Newsweek pundit Jonathan Alter wants Barack Obama to call for a Grand Education Bargain—much higher pay for teachers in exchange for much more accountability for performance in the classroom.

“Good teachers need to be rewarded with more pay and respect for being members of our noblest profession, says Alter.  “They need more resources. But they also need to be removed from the classroom when they fail to improve. Obama occasionally says as much, but goes fuzzy when it comes to how.”  Here’s how it will work in this Alter-nate universe:

Obama should hold a summit of all 50 governors and move them toward national standards and better recruitment, training and evaluation of teachers. He should advocate using Title I federal funding as a lever to encourage “thin contracts” free of the insane work rules and bias toward seniority, as offered by the brilliant new superintendent in Washington, D.C., Michelle Rhee. He should offer federal money for salary increases, but make them conditional on differential pay (paying teachers based on performance and willingness to work in underserved schools, which surveys show many teachers favor) and on support for the elimination of tenure. And the next time he addresses them, he should tell the unions they must change their focus from job security and the protection of ineffective teachers to higher pay and true accountability for performance—or face extinction.

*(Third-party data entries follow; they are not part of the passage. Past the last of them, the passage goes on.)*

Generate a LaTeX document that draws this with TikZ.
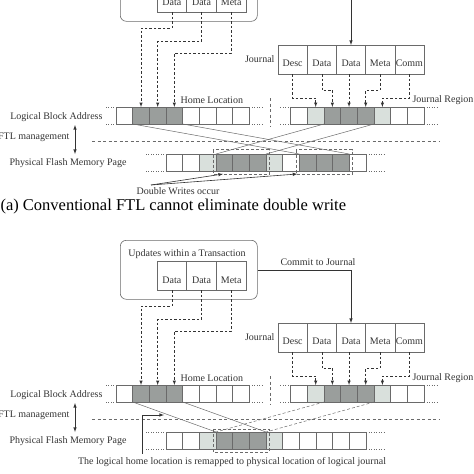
\documentclass[tikz,border=0pt]{standalone}
\usepackage{fontspec}
\setmainfont{Liberation Serif}
\usetikzlibrary{calc}
\usetikzlibrary{arrows}

\definecolor{boxline}{HTML}{6A6A6A}
\definecolor{darkcell}{HTML}{9A9E9C}
\definecolor{lightcell}{HTML}{D9E0DC}
\definecolor{inkgray}{HTML}{333333}

\tikzset{
  cell/.style={draw=boxline, line width=0.6pt, minimum width=16.67pt,
    minimum height=17pt, inner sep=0pt, outer sep=0pt, anchor=north west},
  tbox/.style={draw=boxline, line width=0.6pt, minimum width=29.2pt,
    minimum height=29pt, inner sep=0pt, outer sep=0pt, anchor=north west,
    text height=14pt, text depth=0pt},
  dasharrow/.style={draw=inkgray, line width=0.5pt, dash pattern=on 2.5pt off 2pt, -latex},
  solidarrow/.style={draw=inkgray, line width=0.6pt, -latex},
  dashline/.style={draw=boxline, line width=0.6pt, dash pattern=on 3pt off 2.5pt},
  dotline/.style={draw=boxline, line width=0.5pt, dash pattern=on 0.5pt off 2pt},
  mapline/.style={draw=boxline, line width=0.5pt},
  mapdash/.style={draw=boxline, line width=0.5pt, dash pattern=on 3pt off 2pt}
}

% one row of cells: prefix, x, y, fills
\newcommand\cellrow[4]{%
  \foreach \c [count=\i from 0] in {#4}
    \node[cell, fill=\c] (#1\i) at ({#2+16.67*\i}, #3) {};
}

% what both halves share
\newcommand\ftlpart{%
  \node[draw=boxline, line width=0.6pt, rounded corners=6pt, minimum width=137pt,
    minimum height=59pt, anchor=north west] (trans) at (120,240) {};
  \foreach \n/\t [count=\i from 0] in {ud1/Data,ud2/Data,um/Meta}
    \node[tbox, minimum width=29.67pt, text height=15pt] (\n) at ({157+29.67*\i},261) {\t};
  \foreach \n/\t [count=\i from 0] in {jdesc/Desc,jd1/Data,jd2/Data,jmeta/Meta,jcomm/Comm}
    \node[tbox] (\n) at ({278+29.2*\i},323) {\t};
  \node[anchor=east] (jrnl) at (jdesc.west) {Journal};
  \draw[solidarrow] (trans.east) -| (jd2.north);
  % logical block address rows
  \cellrow{la}{116}{385}{white,darkcell,darkcell,darkcell,white,white,white,white}
  \cellrow{lb}{290.7}{385}{white,lightcell,darkcell,darkcell,darkcell,lightcell,white,white}
  \foreach \r in {la,lb} {
    \draw[dotline] (\r0.north west) -- ++(-11,0);
    \draw[dotline] (\r0.south west) -- ++(-11,0);
    \draw[dotline] (\r7.north east) -- ++(13,0);
    \draw[dotline] (\r7.south east) -- ++(13,0);
  }
  \draw[dashline] (270,376) -- (270,405);
  % updates to home location
  \draw[dasharrow] (ud1.south) -- ++(0,16) -| (la1.north);
  \draw[dasharrow] (ud2.south) -- ++(0,29) -| (la2.north);
  \draw[dasharrow] (um.south) -- ++(0,41) -| (la3.north);
  % journal to journal region
  \draw[dasharrow] (jdesc.south) -- ++(0,24) -| (lb1.north);
  \draw[dasharrow] (jd1.south) -- ++(0,16) -| (lb2.north);
  \draw[dasharrow] (jd2.south -| lb3.north) -- (lb3.north);
  \draw[dasharrow] (jmeta.south) -- ++(0,16) -| (lb4.north);
  \draw[dasharrow] (jcomm.south) -- ++(0,24) -| (lb5.north);
  \node[anchor=west] (home) at (177,378) {Home Location};
  \node[anchor=west] (jreg) at (409,378) {Journal Region};
  \node[anchor=east] (lbal) at (106,395) {Logical Block Address};
  \node[anchor=east] (ftll) at (73,415) {FTL management};
  \node[anchor=east] (pfml) at (130,441) {Physical Flash Memory Page};
  \coordinate (ftltop) at (75,403);
  \coordinate (ftlbot) at (75,432);
  \draw[solidarrow, latex-latex] (ftltop) -- (ftlbot);
  \draw[dashline] (92,419) -- (440,419);
}

% physical row dots
\newcommand\physdots{%
  \draw[dotline] (pb0.north west) -- ++(-21,0);
  \draw[dotline] (pb0.south west) -- ++(-21,0);
  \draw[dotline] (pb11.north east) -- ++(19,0);
  \draw[dotline] (pb11.south east) -- ++(19,0);
}

\begin{document}
\begin{tikzpicture}[x=1pt, y=-1pt, font=\fontsize{10}{12}\selectfont, text=inkgray]
  \useasboundingbox (0,0) rectangle (474,474);
  \clip (0,0) rectangle (474,474);

  % (b) home location remapped
  \begin{scope}[name prefix=b-]
    \ftlpart
    \node (title) at (187,254) {Updates within a Transaction};
    \node (commit) at (318,262) {Commit to Journal};
    \cellrow{pb}{166}{432}{white,white,lightcell,darkcell,darkcell,darkcell,lightcell,white,white,white,white,white}
    \physdots
    \draw[mapline] (la1.south west) -- (pb3.north west);
    \draw[mapline] (la3.south east) -- (pb5.north east);
    \draw[mapdash] (lb2.south west) -- (pb3.north west);
    \draw[mapdash] (lb5.south west) -- (pb6.north west);
    \draw[mapdash] ($(pb3.north west)+(-3,-3)$) rectangle ($(pb5.south east)+(3,3)$);
    \node (remaptxt) at (232,462) {The logical home location is remapped to physical location of logical journal};
    \coordinate (remapbend) at (142,415);
    \coordinate (remapend) at (164,415);
    \draw[solidarrow] (remapbend |- remaptxt.north) -- (remapbend) -- (remapend);
  \end{scope}

  % (a) conventional FTL
  \begin{scope}[name prefix=a-, yshift=278pt]
    \ftlpart
    \cellrow{pb}{166}{432}{white,white,lightcell,darkcell,darkcell,darkcell,lightcell,white,darkcell,darkcell,darkcell,white}
    \physdots
    \draw[mapline] (la1.south west) -- (pb8.north west);
    \draw[mapline] (la3.south east) -- (pb10.north east);
    \draw[mapline] (lb2.south west) -- (pb3.north west);
    \draw[mapline] (lb5.south west) -- (pb6.north west);
    \coordinate (dw1a) at ($(pb3.north west)+(-3,-4.5)$);
    \coordinate (dw1b) at ($(pb5.south east)+(3,3)$);
    \coordinate (dw2a) at ($(pb8.north west)+(-3,-4.5)$);
    \coordinate (dw2b) at ($(pb10.south east)+(3,3)$);
    \draw[mapdash] (dw1a) rectangle (dw1b);
    \draw[mapdash] (dw2a) rectangle (dw2b);
    \node (dwtxt) at (178,468.7) {Double Writes occur};
    \coordinate (dwfrom) at (151,463);
    \draw[solidarrow] (dwfrom) -- ($(dw1a |- dw1b)+(10,0)$);
    \draw[solidarrow] (dwfrom) -- ($(dw2a |- dw2b)+(1,0)$);
    \node[anchor=west, font=\fontsize{16.5}{20}\selectfont, text=black] (capa) at (-3,485)
      {(a) Conventional FTL cannot eliminate double write};
  \end{scope}
\end{tikzpicture}
\end{document}
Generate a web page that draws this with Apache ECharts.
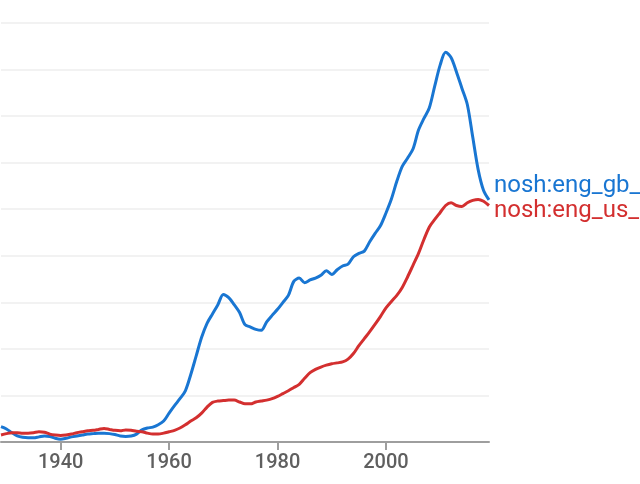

Love national standards, but Alter loses credibility when he grandly pronounces in the piece that “we know what works to close the achievement gap.”  The answer, natch, is KIPP which, in Alter’s telling, has solved the problem of dealing with teachers unions–apparently the only thing standing between every kid and a Rhodes Scholarship.  Don’t misunderstand me, I love KIPP schools.  Love ‘em.  Did I mention I love KIPP, because I do.   But until we have a lottery for every school (act of volition=involved parents), compulsory longer days and Saturday classes, and expel kids who are not down with the program and the school culture, can we PLEASE stop saying KIPP is the true and only heaven.  KIPP is a first-rate solution for motivated students and families.  And that, by the way, is enough, even if it’s not The Answer.

Update:  See Joanne Jacobs on all of this: ”Poor kids need good teachers in well-organized, safe schools using sound curricula. Measuring teacher performance fairly is very difficult. What about good teachers who can’t be effective because their schools are so horribly dysfunctional? What about good teachers who specialize in untested subjects such as history, science, music and art?”